**** Available data ****
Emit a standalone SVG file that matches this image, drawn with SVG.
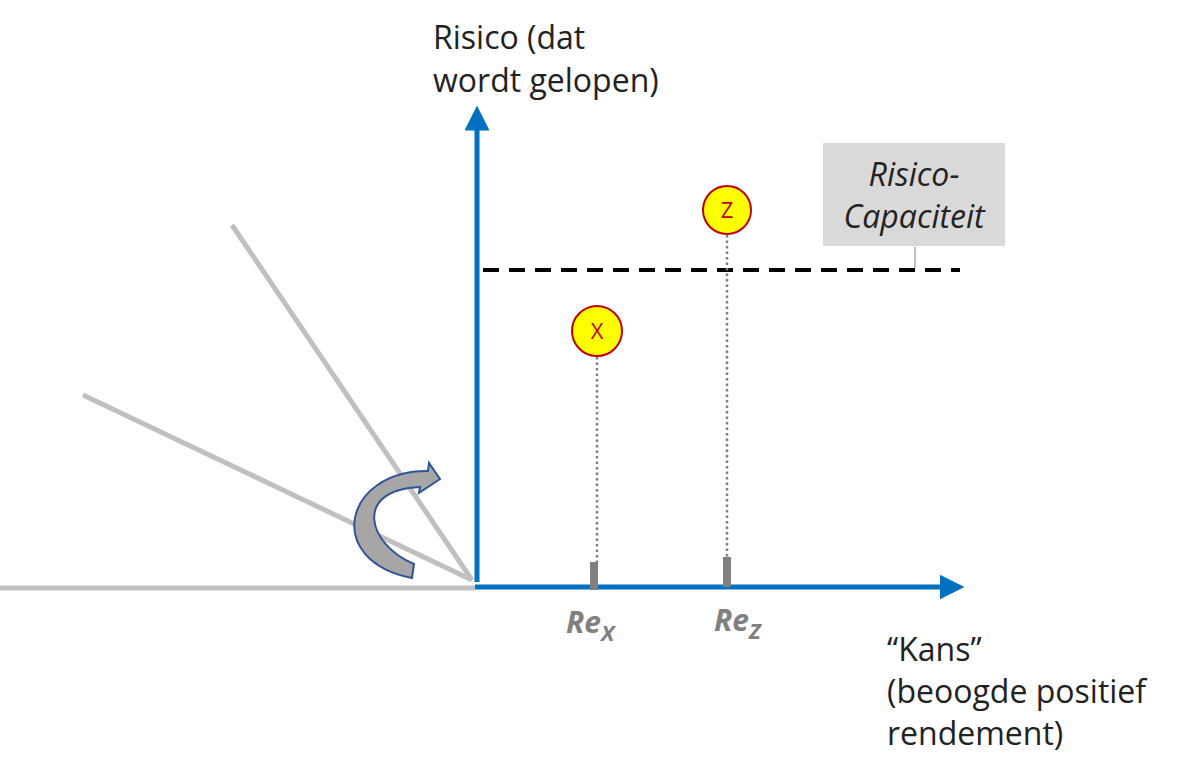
<svg xmlns="http://www.w3.org/2000/svg" width="1187" height="764" viewBox="0 0 1187 764">
<style>
.t{font-family:"Open Sans","Liberation Sans",sans-serif;font-size:32px;fill:#222}
.g{stroke:#c0c0c0;stroke-width:5;fill:none}
.b{stroke:#0070c0;stroke-width:5;fill:none}
.d{stroke:#808080;stroke-width:2.5;stroke-dasharray:2.5 3;fill:none}
.c{fill:#ffff00;stroke:#c00000;stroke-width:2}
.ct{font-family:"Open Sans","Liberation Sans",sans-serif;font-size:22px;fill:#c00000;text-anchor:middle}
.re{font-family:"Open Sans","Liberation Sans",sans-serif;font-size:30px;font-weight:bold;font-style:italic;fill:#808080}
</style>
<defs>
<marker id="ah" markerWidth="5" markerHeight="5" refX="2.5" refY="2.5" orient="auto" markerUnits="strokeWidth"><path d="M0,0 L5,2.5 L0,5 Z" fill="#0070c0"/></marker>
</defs>
<rect width="1187" height="764" fill="#fff"/>
<g id="connectors">
<line class="g" x1="0" y1="588" x2="475" y2="588"/>
<line class="g" x1="232" y1="225" x2="472" y2="580"/>
<line class="g" x1="83" y1="395" x2="472" y2="580"/>
<line class="b" x1="477" y1="582" x2="477" y2="118" marker-end="url(#ah)"/>
<line class="b" x1="475" y1="587" x2="952" y2="587" marker-end="url(#ah)"/>
<line x1="483" y1="270" x2="960" y2="270" stroke="#000" stroke-width="4" stroke-dasharray="16 10"/>
<line x1="915" y1="247" x2="915" y2="268" stroke="#808080" stroke-width="1"/>
<line class="d" x1="597" y1="357" x2="597" y2="562"/>
<line class="d" x1="727" y1="235" x2="727" y2="557"/>
<rect x="590" y="562" width="8" height="28" fill="#808080"/>
<rect x="723" y="557" width="8" height="30" fill="#808080"/>
</g>
<g id="curved-arrow">
<path d="M414,564 C368,545 352,490 420,487 L419,493 L440,479 L429,463 L428,471 C345,470 322,560 412,578 Z" fill="#a6a6a6" stroke="#2f5597" stroke-width="2"/>
</g>
<g id="y-label"><text class="t" x="433" y="49">Risico (dat</text><text class="t" x="433" y="92">wordt gelopen)</text></g>
<g id="x-label"><text class="t" x="887" y="661">“Kans”</text><text class="t" x="887" y="703">(beoogde positief</text><text class="t" x="887" y="745">rendement)</text></g>
<g id="capacity"><rect x="823" y="143" width="182" height="103" fill="#d9d9d9"/>
<text class="t" x="914" y="186" text-anchor="middle" font-style="italic">Risico-</text>
<text class="t" x="914" y="228" text-anchor="middle" font-style="italic">Capaciteit</text></g>
<g id="node-x"><circle class="c" cx="597" cy="331" r="25"/><text class="ct" x="597" y="339">X</text></g>
<g id="node-z"><circle class="c" cx="727" cy="210" r="24"/><text class="ct" x="727" y="218">Z</text></g>
<g id="re-x"><text class="re" x="566" y="633">Re<tspan font-size="22" dy="8">X</tspan></text></g>
<g id="re-z"><text class="re" x="714" y="631">Re<tspan font-size="22" dy="8">Z</tspan></text></g>
</svg>
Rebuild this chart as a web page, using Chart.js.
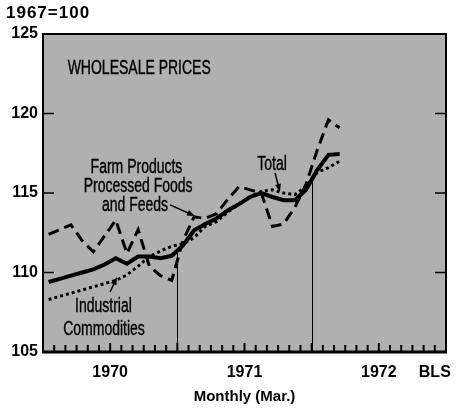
****
§ **Stated task**
Restate the data above word for word. Skip every picture.

§ **Answer to the exercise**
Emit a standalone SVG file that matches this image, drawn with SVG.
<svg xmlns="http://www.w3.org/2000/svg" width="1187" height="764" viewBox="0 0 1187 764">
<style>
.t{font-family:"Open Sans","Liberation Sans",sans-serif;font-size:32px;fill:#222}
.g{stroke:#c0c0c0;stroke-width:5;fill:none}
.b{stroke:#0070c0;stroke-width:5;fill:none}
.d{stroke:#808080;stroke-width:2.5;stroke-dasharray:2.5 3;fill:none}
.c{fill:#ffff00;stroke:#c00000;stroke-width:2}
.ct{font-family:"Open Sans","Liberation Sans",sans-serif;font-size:22px;fill:#c00000;text-anchor:middle}
.re{font-family:"Open Sans","Liberation Sans",sans-serif;font-size:30px;font-weight:bold;font-style:italic;fill:#808080}
</style>
<defs>
<marker id="ah" markerWidth="5" markerHeight="5" refX="2.5" refY="2.5" orient="auto" markerUnits="strokeWidth"><path d="M0,0 L5,2.5 L0,5 Z" fill="#0070c0"/></marker>
</defs>
<rect width="1187" height="764" fill="#fff"/>
<g id="connectors">
<line class="g" x1="0" y1="588" x2="475" y2="588"/>
<line class="g" x1="232" y1="225" x2="472" y2="580"/>
<line class="g" x1="83" y1="395" x2="472" y2="580"/>
<line class="b" x1="477" y1="582" x2="477" y2="118" marker-end="url(#ah)"/>
<line class="b" x1="475" y1="587" x2="952" y2="587" marker-end="url(#ah)"/>
<line x1="483" y1="270" x2="960" y2="270" stroke="#000" stroke-width="4" stroke-dasharray="16 10"/>
<line x1="915" y1="247" x2="915" y2="268" stroke="#808080" stroke-width="1"/>
<line class="d" x1="597" y1="357" x2="597" y2="562"/>
<line class="d" x1="727" y1="235" x2="727" y2="557"/>
<rect x="590" y="562" width="8" height="28" fill="#808080"/>
<rect x="723" y="557" width="8" height="30" fill="#808080"/>
</g>
<g id="curved-arrow">
<path d="M414,564 C368,545 352,490 420,487 L419,493 L440,479 L429,463 L428,471 C345,470 322,560 412,578 Z" fill="#a6a6a6" stroke="#2f5597" stroke-width="2"/>
</g>
<g id="y-label"><text class="t" x="433" y="49">Risico (dat</text><text class="t" x="433" y="92">wordt gelopen)</text></g>
<g id="x-label"><text class="t" x="887" y="661">“Kans”</text><text class="t" x="887" y="703">(beoogde positief</text><text class="t" x="887" y="745">rendement)</text></g>
<g id="capacity"><rect x="823" y="143" width="182" height="103" fill="#d9d9d9"/>
<text class="t" x="914" y="186" text-anchor="middle" font-style="italic">Risico-</text>
<text class="t" x="914" y="228" text-anchor="middle" font-style="italic">Capaciteit</text></g>
<g id="node-x"><circle class="c" cx="597" cy="331" r="25"/><text class="ct" x="597" y="339">X</text></g>
<g id="node-z"><circle class="c" cx="727" cy="210" r="24"/><text class="ct" x="727" y="218">Z</text></g>
<g id="re-x"><text class="re" x="566" y="633">Re<tspan font-size="22" dy="8">X</tspan></text></g>
<g id="re-z"><text class="re" x="714" y="631">Re<tspan font-size="22" dy="8">Z</tspan></text></g>
</svg>
Rebuild this chart as a web page, using Chart.js.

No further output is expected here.